A geometric series is a series of the form $1 + x + x^2 + x^3 + x^4 + \dots$ for some real number $$x.$$

### Convergence and Computation

Recall that the value of a series is defined by $\sum_{i=0}^\infty a_i = \lim_{n \rightarrow \infty} \sum_{i=0}^n a_i$ We will analyze the series by looking at the partial sum.

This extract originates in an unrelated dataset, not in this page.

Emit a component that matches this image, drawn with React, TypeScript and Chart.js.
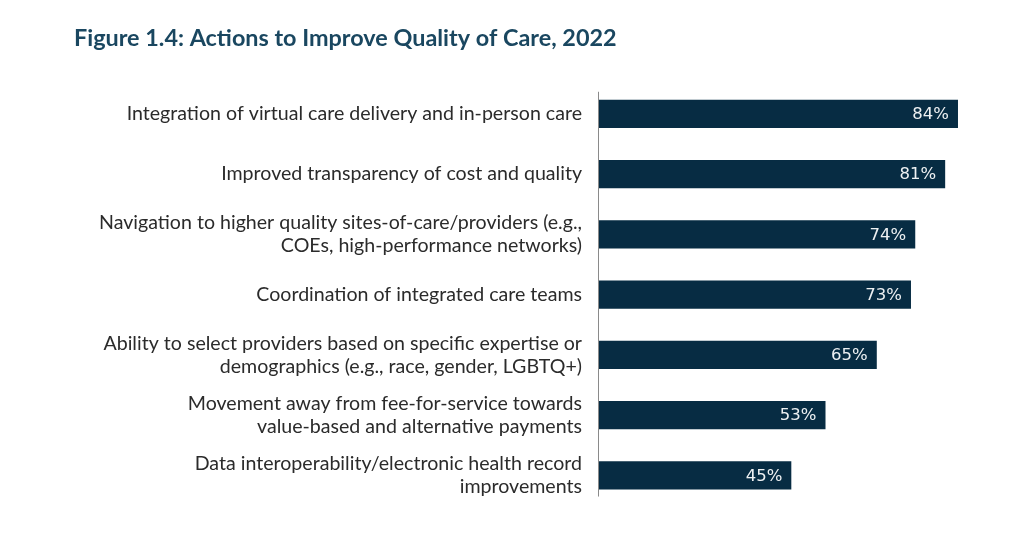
import React, { useEffect, useRef } from "react";
import { Chart, registerables } from "chart.js";

Chart.register(...registerables);

const titleText = "Figure 1.4: Actions to Improve Quality of Care, 2022";

const categories: string[][] = [
  ["Integration of virtual care delivery and in-person care"],
  ["Improved transparency of cost and quality"],
  ["Navigation to higher quality sites-of-care/providers (e.g.,", "COEs, high-performance networks)"],
  ["Coordination of integrated care teams"],
  ["Ability to select providers based on specific expertise or", "demographics (e.g., race, gender, LGBTQ+)"],
  ["Movement away from fee-for-service towards", "value-based and alternative payments"],
  ["Data interoperability/electronic health record", "improvements"],
];

const shares: number[] = [84, 81, 74, 73, 65, 53, 45];

const BAR_COLOR = "#072c43";
const FONT = "Lato, 'Open Sans', sans-serif";
const VALUE_FONT = "'DejaVu Sans', Verdana, sans-serif";

// Draws the value text inside the end of each bar.
const valueLabels = {
  id: "valueLabels",
  afterDatasetsDraw(chart: any) {
    const ctx = chart.ctx;
    const meta = chart.getDatasetMeta(0);
    ctx.save();
    ctx.fillStyle = "#eef1f3";
    ctx.font = `16.5px ${VALUE_FONT}`;
    ctx.textAlign = "right";
    ctx.textBaseline = "middle";
    meta.data.forEach((bar: any, i: number) => {
      const v = chart.data.datasets[0].data[i];
      ctx.fillText(`${v}%`, bar.x - 9, bar.y + 1);
    });
    ctx.restore();
  },
};

// Thin vertical category axis line, slightly inset from the plot edges.
const axisLine = {
  id: "axisLine",
  afterDatasetsDraw(chart: any) {
    const { ctx, chartArea } = chart;
    ctx.save();
    ctx.strokeStyle = "#8a8a8a";
    ctx.lineWidth = 1;
    ctx.beginPath();
    ctx.moveTo(chartArea.left - 0.5, chartArea.top + 8);
    ctx.lineTo(chartArea.left - 0.5, chartArea.bottom - 9);
    ctx.stroke();
    ctx.restore();
  },
};

export default function App() {
  const canvasRef = useRef<HTMLCanvasElement | null>(null);

  useEffect(() => {
    if (!canvasRef.current) return;
    const chart = new Chart(canvasRef.current, {
      type: "bar",
      data: {
        labels: categories,
        datasets: [
          {
            data: shares,
            backgroundColor: BAR_COLOR,
            barPercentage: 0.47,
            categoryPercentage: 1,
          },
        ],
      },
      options: {
        indexAxis: "y",
        animation: false,
        responsive: true,
        maintainAspectRatio: false,
        layout: { padding: { left: 74, right: 19, top: 11, bottom: 27 } },
        plugins: {
          legend: { display: false },
          tooltip: { enabled: false },
          title: {
            display: true,
            text: titleText,
            align: "start",
            color: "#1a4760",
            font: { family: FONT, size: 23.4, weight: "bold" },
            padding: { top: 13, bottom: 31.7 },
          },
        },
        scales: {
          x: {
            display: false,
            min: 0,
            max: 95,
          },
          y: {
            grid: { display: false, drawTicks: false },
            border: { display: false },
            afterFit(scale: any) {
              scale.width = 525;
            },
            ticks: {
              padding: 17,
              color: "#2b2b2b",
              font: { family: FONT, size: 19.6, lineHeight: 1.17 },
            },
          },
        },
      },
      plugins: [valueLabels, axisLine],
    });
    return () => chart.destroy();
  }, []);

  return (
    <div style={{ position: "fixed", left: 0, top: 0, width: 1024, height: 534, background: "#ffffff" }}>
      <canvas ref={canvasRef} />
    </div>
  );
}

For a geometric series, the partial sums are $\sum_{i=0}^n x^i = 1 + x + \dots + x^n$ The partial sums can be written as fractions. To see this, multiply by $$1-x.$$ $(1 + x + \dots + x^n)(1-x) = (1 + x + \dots + x^n) - (x + x^2 + \dots + x^{n+1})$ All of the terms can be paired except the $$1$$ and $$x^{n+1}.$$ $1 + (x - x) + (x^2 - x^2) + \dots + (x^n - x^n) - x^{n+1}$ All of the terms cancel, leaving $$1 - x^{n+1}.$$ So, $(1 + x + \dots + x^n)(1-x) = 1 - x^{n+1}.$ Next, divide both sides by $$1 - x$$ to get $1 + x + \dots + x^n = \frac{1-x^{n+1}}{1-x}.$ So, \begin{align} \sum_{i=0}^\infty x^i & = \lim_{n \rightarrow \infty} \sum_{i = 0}^n x^i \\ & = \lim_{n \rightarrow \infty} \frac{1-x^{n+1}}{1-x} \end{align} There are several cases:

• $$x > 1:$$ When $$x > 1,$$ $$\lim_{n \rightarrow \infty} x^n = \infty.$$ So, $$1 + x + x^2 + \dots = \infty.$$
• $$x = 1:$$ The formula $$\frac{1 - x^{n+1}}{1-x}$$ is undefined when $$x = 1,$$ but $$1 + 1^2 + 1^3 + \dots = 1 + 1 + 1 + \dots = \infty.$$
• $$-1 < x < 1:$$ In this case, $$\lim_{n \rightarrow \infty} x^n = 0,$$ so $$\sum_{i = 0}^\infty x^i = \frac{1}{1-x}$$
• $$x = -1:$$ In this case, the sum is $$1 - 1 + 1 - 1 + \dots.$$ The sequence of partial sums is \begin{align} & 1 \\ & 1 - 1 = 0 \\ & 1 - 1 + 1 = 1 \\ & 1 - 1 + 1 - 1 = 0 \end{align} The sequence alternates between $$1$$ and $$0$$ and never converges, so the limit does not exist.
• $$x < -1:$$ The partial sums alternate signs and the absolute values of the partial sums tends to infinity. So, the series does not converge.

The most important formula is when $$-1 < x < 1.$$

Example: Evaluate $\sum_{i=1}^\infty \frac{3}{4^i}$ Solution: The formula for a geometric series cannot be applied directly, but can be applied after some simple manipulation. First, we can pull out the $$3$$ in the numerator since it is not raised to the $$i$$th power. $\sum_{i=1}^\infty \frac{3}{4^i} = 3\sum_{i=1}^\infty \frac{1}{4^i}$ Next, we can change the index set from $$\{1, 2, 3, \dots\}$$ to $$\{0, 1, 2, \dots\}$$ by replacing $$i$$ with $$i+1$$ in the formula. $3\sum_{i=1}^\infty \frac{1}{4^i} = 3\sum_{i=0}^\infty \frac{1}{4^{i+1}}$ For every $$i,$$ $$\frac{1}{4^{i+1}} = \frac{1}{4} \cdot \frac{1}{4^i},$$ so we can pull out $$\frac{1}{4}$$ from every term. $3\sum_{i=0}^\infty \frac{1}{4^{i+1}} = \frac{3}{4}\sum_{i=0}^\infty \frac{1}{4^i}$ Now we can apply the formula for a geometric series and work out the algebra. \begin{align} \frac{3}{4}\sum_{i=0}^\infty \frac{1}{4^i} & = \frac{3}{4} \cdot \frac{1}{1 - \frac{1}{4}} \\ & = \frac{3}{4} \cdot \frac{4}{3} \\ & = 1 \end{align}